The mouth of the fish faces downward and has wide lips that contain papilla. All members of Syndontis have a structure called a premaxillary toothpad, which is located on the very front of the upper jaw of the mouth. This structure contains several rows of short, chisel-shaped teeth. In some species, this toothpad is made up of a large patch with several rows in a large cluster. In other species of Syndontis, this toothpad is clearly divided into two separate groups, separated by a thin band of skin that divides the toothpad. This character is used as a method of differentiating between two different but similar species of Syndontis. In S. granulosus, the toothpad is uninterrupted, or continuous without a break. On the lower jaw, or mandible, the teeth of Syndontis are attached to flexible, stalk-like structures and described as "s-shaped" or "hooked". The number of teeth on the mandible is used to differentiate between species; in S. granulosus, there are 28 to 51 teeth on the mandible, arranged in a single row.

Some of the species of Synodontis have an opening or series of openings called the axillary pore.
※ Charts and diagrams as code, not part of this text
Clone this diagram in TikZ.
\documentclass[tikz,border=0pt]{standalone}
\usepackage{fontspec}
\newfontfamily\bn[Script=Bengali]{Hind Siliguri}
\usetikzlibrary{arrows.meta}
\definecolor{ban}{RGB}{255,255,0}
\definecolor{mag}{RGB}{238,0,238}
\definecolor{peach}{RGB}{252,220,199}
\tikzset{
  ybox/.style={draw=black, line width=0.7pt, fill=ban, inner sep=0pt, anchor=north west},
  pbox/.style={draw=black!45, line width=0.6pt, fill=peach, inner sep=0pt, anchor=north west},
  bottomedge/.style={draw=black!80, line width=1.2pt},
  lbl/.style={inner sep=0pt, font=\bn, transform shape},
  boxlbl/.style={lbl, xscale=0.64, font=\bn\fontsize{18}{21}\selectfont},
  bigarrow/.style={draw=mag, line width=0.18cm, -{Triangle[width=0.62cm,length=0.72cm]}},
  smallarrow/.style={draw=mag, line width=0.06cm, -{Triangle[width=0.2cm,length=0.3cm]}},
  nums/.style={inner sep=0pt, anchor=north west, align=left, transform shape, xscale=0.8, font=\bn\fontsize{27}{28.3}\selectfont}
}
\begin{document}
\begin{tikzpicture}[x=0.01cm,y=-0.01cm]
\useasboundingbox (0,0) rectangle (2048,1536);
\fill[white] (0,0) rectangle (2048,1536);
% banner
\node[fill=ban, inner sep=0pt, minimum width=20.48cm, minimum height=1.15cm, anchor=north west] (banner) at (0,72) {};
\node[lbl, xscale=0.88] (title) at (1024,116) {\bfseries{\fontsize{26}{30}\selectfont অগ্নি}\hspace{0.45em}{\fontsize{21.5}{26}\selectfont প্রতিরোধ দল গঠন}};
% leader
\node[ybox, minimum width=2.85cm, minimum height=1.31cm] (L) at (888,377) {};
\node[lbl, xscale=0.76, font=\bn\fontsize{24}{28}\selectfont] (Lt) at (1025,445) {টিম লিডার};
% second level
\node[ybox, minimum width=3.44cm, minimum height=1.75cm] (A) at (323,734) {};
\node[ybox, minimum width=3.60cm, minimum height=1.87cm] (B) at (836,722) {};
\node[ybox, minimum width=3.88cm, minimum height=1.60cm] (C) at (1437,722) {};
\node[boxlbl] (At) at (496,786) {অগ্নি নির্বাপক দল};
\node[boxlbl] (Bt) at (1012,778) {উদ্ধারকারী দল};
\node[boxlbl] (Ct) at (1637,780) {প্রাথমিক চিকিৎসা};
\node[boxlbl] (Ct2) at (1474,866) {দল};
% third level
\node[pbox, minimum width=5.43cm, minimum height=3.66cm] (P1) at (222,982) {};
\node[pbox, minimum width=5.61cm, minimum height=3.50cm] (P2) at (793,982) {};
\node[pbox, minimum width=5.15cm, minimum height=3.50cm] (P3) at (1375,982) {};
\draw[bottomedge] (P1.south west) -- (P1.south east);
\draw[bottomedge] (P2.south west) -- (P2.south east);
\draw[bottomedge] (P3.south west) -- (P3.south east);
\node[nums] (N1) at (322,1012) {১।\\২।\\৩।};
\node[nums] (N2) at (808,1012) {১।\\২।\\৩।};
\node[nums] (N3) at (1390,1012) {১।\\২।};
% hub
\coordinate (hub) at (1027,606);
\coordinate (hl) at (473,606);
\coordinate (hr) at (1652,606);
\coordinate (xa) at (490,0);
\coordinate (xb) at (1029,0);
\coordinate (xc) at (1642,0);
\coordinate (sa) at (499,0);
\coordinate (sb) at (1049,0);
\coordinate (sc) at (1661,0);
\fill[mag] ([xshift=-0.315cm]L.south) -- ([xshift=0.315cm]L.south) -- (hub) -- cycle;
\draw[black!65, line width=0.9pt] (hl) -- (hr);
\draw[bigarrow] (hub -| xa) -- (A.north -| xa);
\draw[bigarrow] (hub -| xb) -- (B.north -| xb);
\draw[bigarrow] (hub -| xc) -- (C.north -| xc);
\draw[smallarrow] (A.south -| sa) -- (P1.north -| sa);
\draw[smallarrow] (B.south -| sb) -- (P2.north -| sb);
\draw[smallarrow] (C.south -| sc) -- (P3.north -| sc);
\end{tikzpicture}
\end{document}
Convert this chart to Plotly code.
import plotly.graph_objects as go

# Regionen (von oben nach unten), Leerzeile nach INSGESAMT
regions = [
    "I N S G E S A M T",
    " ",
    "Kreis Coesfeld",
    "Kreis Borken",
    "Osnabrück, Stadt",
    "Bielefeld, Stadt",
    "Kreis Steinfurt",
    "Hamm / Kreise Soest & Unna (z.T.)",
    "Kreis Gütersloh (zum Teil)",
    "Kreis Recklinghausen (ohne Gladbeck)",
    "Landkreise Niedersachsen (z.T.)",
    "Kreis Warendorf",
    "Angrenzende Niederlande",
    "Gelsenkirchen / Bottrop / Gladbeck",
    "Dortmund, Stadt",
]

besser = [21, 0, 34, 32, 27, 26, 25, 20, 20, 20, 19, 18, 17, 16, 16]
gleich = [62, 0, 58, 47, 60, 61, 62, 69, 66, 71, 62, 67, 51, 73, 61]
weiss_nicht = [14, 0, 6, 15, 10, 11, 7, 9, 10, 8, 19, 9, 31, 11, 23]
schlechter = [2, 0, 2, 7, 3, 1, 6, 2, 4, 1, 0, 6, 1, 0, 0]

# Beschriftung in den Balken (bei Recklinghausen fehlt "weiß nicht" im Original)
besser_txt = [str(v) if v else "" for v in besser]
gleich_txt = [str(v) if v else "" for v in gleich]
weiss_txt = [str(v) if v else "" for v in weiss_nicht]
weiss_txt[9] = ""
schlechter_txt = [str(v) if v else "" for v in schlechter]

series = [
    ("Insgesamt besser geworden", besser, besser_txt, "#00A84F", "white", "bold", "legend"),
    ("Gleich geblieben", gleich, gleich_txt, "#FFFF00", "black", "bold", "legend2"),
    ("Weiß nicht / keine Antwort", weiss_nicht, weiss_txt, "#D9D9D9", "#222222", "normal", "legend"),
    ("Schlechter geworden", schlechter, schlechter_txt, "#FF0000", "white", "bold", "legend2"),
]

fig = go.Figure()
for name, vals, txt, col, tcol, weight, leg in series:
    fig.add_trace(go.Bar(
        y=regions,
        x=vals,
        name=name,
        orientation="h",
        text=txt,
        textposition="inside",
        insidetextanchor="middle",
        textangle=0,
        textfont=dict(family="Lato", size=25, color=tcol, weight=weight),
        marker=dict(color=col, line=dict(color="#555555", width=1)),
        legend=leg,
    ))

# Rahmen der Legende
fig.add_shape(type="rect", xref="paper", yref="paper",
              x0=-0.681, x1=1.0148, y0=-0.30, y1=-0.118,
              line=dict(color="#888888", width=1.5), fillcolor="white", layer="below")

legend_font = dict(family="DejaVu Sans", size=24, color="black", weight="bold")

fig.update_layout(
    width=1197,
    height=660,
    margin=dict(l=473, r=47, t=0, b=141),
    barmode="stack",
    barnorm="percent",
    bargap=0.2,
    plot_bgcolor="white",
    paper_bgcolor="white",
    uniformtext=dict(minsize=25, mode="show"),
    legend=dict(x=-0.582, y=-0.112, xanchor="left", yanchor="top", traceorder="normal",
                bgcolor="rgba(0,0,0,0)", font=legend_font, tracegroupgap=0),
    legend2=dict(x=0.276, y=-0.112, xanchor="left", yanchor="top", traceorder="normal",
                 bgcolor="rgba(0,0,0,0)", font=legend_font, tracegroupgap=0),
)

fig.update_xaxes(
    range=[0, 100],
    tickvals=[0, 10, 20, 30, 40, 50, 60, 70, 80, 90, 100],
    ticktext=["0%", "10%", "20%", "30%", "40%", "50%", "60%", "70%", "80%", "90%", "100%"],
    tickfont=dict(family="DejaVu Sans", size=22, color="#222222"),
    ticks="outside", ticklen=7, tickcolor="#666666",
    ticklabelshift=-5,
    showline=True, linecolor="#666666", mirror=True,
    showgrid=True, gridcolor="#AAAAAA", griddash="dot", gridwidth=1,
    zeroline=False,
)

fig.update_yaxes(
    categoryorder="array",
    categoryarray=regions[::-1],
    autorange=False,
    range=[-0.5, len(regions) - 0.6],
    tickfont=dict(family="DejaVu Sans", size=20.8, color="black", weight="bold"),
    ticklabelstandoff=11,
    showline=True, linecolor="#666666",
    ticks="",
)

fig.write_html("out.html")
It is located on the sides of the body below the humeral process and before the pectoral fin spine. The exact function of the port is not known to scientists, although its presence has been observed in seven other catfish genera. Fish in the genus Acrochordonichthys are known to secrete a mucus with toxic properties from their axillary pore, but there is no scientific consensus as to the exact purpose of the secretion or the pore. S. granulosus has a large, dark, axillary pore on each side, just below the humeral process.

The body color is slate gray to olive-brown with a dark sheen; juveniles display a spotted pattern that fades with age. The underside ranges from pale yellow to gray. Most of the species of Synodontis of Lake Tanganyika have a recognizable pattern consisting of dark triangles at the bases of all of the rayed fins, present in S. granulosus, and the back edges of the fins are white to yellowish in color. The caudal fin has a black bar that runs from the base of each lobe to the top of the fin. The barbels are white; the bases sometimes have scattered pigmentation.

The maximum standard length of known specimens is 21.6 cm with a total length of 27 cm. Generally, females in the genus Synodontis tend to be slightly larger than males of the same age.

==Habitat and behavior==
In the wild, the species is endemic to Lake Tanganyika, which has an observed temperature range of 22 to 26 C, an approximate pH of 8.5 – 9, and a dH range of 4-15. The fish inhabits the littoral to benthic zones in the lake, over shell, sand, and mud bottoms, and has been found at depths of up to 130 m, but most commonly between 20 and 40 m. The reproductive habits of most of the species of Synodontis are not known, beyond some instances of obtaining egg counts from gravid females. Spawning likely occurs during the flooding season between July and October, and pairs swim in unison during spawning. As a whole, species of Synodontis are omnivores, consuming insect larvae, algae, gastropods, bivalves, sponges, crustaceans, and the eggs of other fishes. The growth rate is rapid in the first year, then slows down as the fish age.